DATASET CONTENT —
▶
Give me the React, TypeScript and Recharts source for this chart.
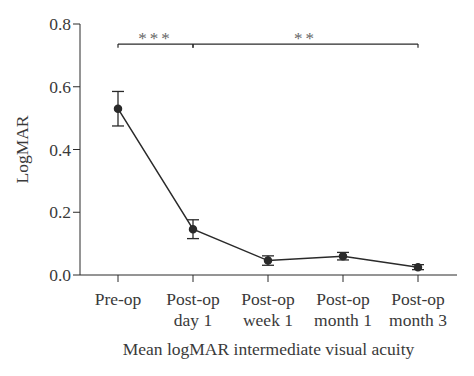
import { LineChart, Line, XAxis, YAxis, ErrorBar, ReferenceLine } from 'recharts'

const categories = ['Pre-op', 'Post-op\nday 1', 'Post-op\nweek 1', 'Post-op\nmonth 1', 'Post-op\nmonth 3']
const means = [0.53, 0.146, 0.046, 0.06, 0.025]
const errors = [0.055, 0.03, 0.015, 0.012, 0.008]
const yTicks = [0, 0.2, 0.4, 0.6, 0.8]

// significance brackets: [from, to, label]
const brackets: [number, number, string][] = [
  [0, 1, '***'],
  [1, 4, '**'],
]
const bracketY = 0.736
const bracketDrop = 0.012

const data = categories.map((name, i) => ({ name, mean: means[i], err: errors[i] }))

const FONT = '"Liberation Serif", "DejaVu Serif", serif'
const FS = 17.5
const TEXT = '#3a3a3a'
const INK = '#2a2a2a'

const CategoryTick = (props: any) => {
  const { x, y, payload } = props
  const lines = String(payload.value).split('\n')
  return (
    <text x={x} y={y + 21} textAnchor="middle" fill={TEXT} fontFamily={FONT} fontSize={FS}>
      {lines.map((l, i) => (
        <tspan key={i} x={x} dy={i === 0 ? 0 : 21}>
          {l}
        </tspan>
      ))}
    </text>
  )
}

export default function App() {
  return (
    <div style={{ position: 'absolute', left: 0, top: 0, background: '#fff' }}>
      <LineChart
        width={474}
        height={376}
        data={data}
        margin={{ top: 24, right: 17, bottom: 21, left: 0 }}
      >
        <XAxis
          dataKey="name"
          interval={0}
          padding={{ left: 38, right: 39 }}
          height={80}
          stroke={INK}
          tickSize={7}
          tick={<CategoryTick />}
          label={{
            value: 'Mean logMAR intermediate visual acuity',
            position: 'insideBottom',
            offset: 0,
            fill: TEXT,
            fontFamily: FONT,
            fontSize: FS,
          }}
        />
        <YAxis
          width={80}
          domain={[0, 0.8]}
          ticks={yTicks}
          tickFormatter={(v: number) => v.toFixed(1)}
          stroke={INK}
          tickSize={7}
          tick={{ fill: TEXT, fontFamily: FONT, fontSize: FS }}
          label={{
            value: 'LogMAR',
            angle: -90,
            position: 'insideLeft',
            offset: 22,
            fill: TEXT,
            fontFamily: FONT,
            fontSize: FS,
            style: { textAnchor: 'middle' },
          }}
        />
        {brackets.map(([a, b, text]) => (
          <ReferenceLine
            key={`b-${a}`}
            segment={[
              { x: categories[a], y: bracketY },
              { x: categories[b], y: bracketY },
            ]}
            stroke={INK}
            strokeWidth={1.2}
            label={{
              value: text,
              position: 'top',
              fill: '#666',
              fontFamily: FONT,
              fontSize: 17,
              letterSpacing: 3,
              offset: 0,
            }}
          />
        ))}
        {brackets.flatMap(([a, b]) =>
          [a, b].map((c) => (
            <ReferenceLine
              key={`t-${a}-${c}`}
              segment={[
                { x: categories[c], y: bracketY },
                { x: categories[c], y: bracketY - bracketDrop },
              ]}
              stroke={INK}
              strokeWidth={1.2}
            />
          ))
        )}
        <Line
          dataKey="mean"
          stroke={INK}
          strokeWidth={1.5}
          dot={{ r: 3.5, fill: INK, stroke: INK }}
          isAnimationActive={false}
        >
          <ErrorBar dataKey="err" width={6} stroke={INK} strokeWidth={1.3} />
        </Line>
      </LineChart>
    </div>
  )
}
◀
WRITTEN INSTRUCTION —
Every line from the top of the material above through the line with "const data = categories.map((name, i)" should be duplicated exactly, please; leave out the pictures.

FULL ANSWER —
Give me the React, TypeScript and Recharts source for this chart.
import { LineChart, Line, XAxis, YAxis, ErrorBar, ReferenceLine } from 'recharts'

const categories = ['Pre-op', 'Post-op\nday 1', 'Post-op\nweek 1', 'Post-op\nmonth 1', 'Post-op\nmonth 3']
const means = [0.53, 0.146, 0.046, 0.06, 0.025]
const errors = [0.055, 0.03, 0.015, 0.012, 0.008]
const yTicks = [0, 0.2, 0.4, 0.6, 0.8]

// significance brackets: [from, to, label]
const brackets: [number, number, string][] = [
  [0, 1, '***'],
  [1, 4, '**'],
]
const bracketY = 0.736
const bracketDrop = 0.012

const data = categories.map((name, i) => ({ name, mean: means[i], err: errors[i] }))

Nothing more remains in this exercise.